It pretty clearly looks to me like the model is not yet finding ratings that make any sense at all.  Let's see if it's putting anything into the latent dimensions.  We should be reliably recovering some well known highly rated movies. 

In [None]:
Let's also check the other learned parameters to see if they make sense.

In [267]:
print('Mu is at {}'.format(q_mu.mean().eval()))

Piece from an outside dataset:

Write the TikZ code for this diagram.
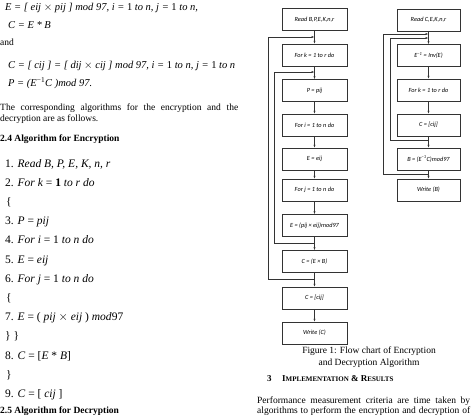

print('Sigma for movies is at {}'.format(np.sqrt(np.exp(q_lnvar_users.mean().eval()))))
print('Sigma for users is at {}'.format(np.sqrt(np.exp(q_lnvar_movies.mean().eval()))))

Mu is at [-0.03395778]


Sigma for movies is at [ 1.72941291]


Sigma for users is at [ 1.26464629]


We can also check out the distribution of fit offsets for movies. Nothing too concerning.

In [133]:
_, _, _ = plt.hist(fit_movie_means, 30)

<matplotlib.figure.Figure at 0x16ab68190>

OK, so it does not look like I am grabbing the best movies.  

These are pretty much random, so I must be doing the IDs incorrectly.  I could also try displaying the most reviewed movies in two dimensions.  But let's first make sure I have the IDs right. 

#  Visualizing the Latent Dimensions

Now let's see if the factorization has learned meaningfull embeddings.

First let's pick a small subset of the movies to plot.

In [None]:
movie_counts = ratings['movieId'].value_counts()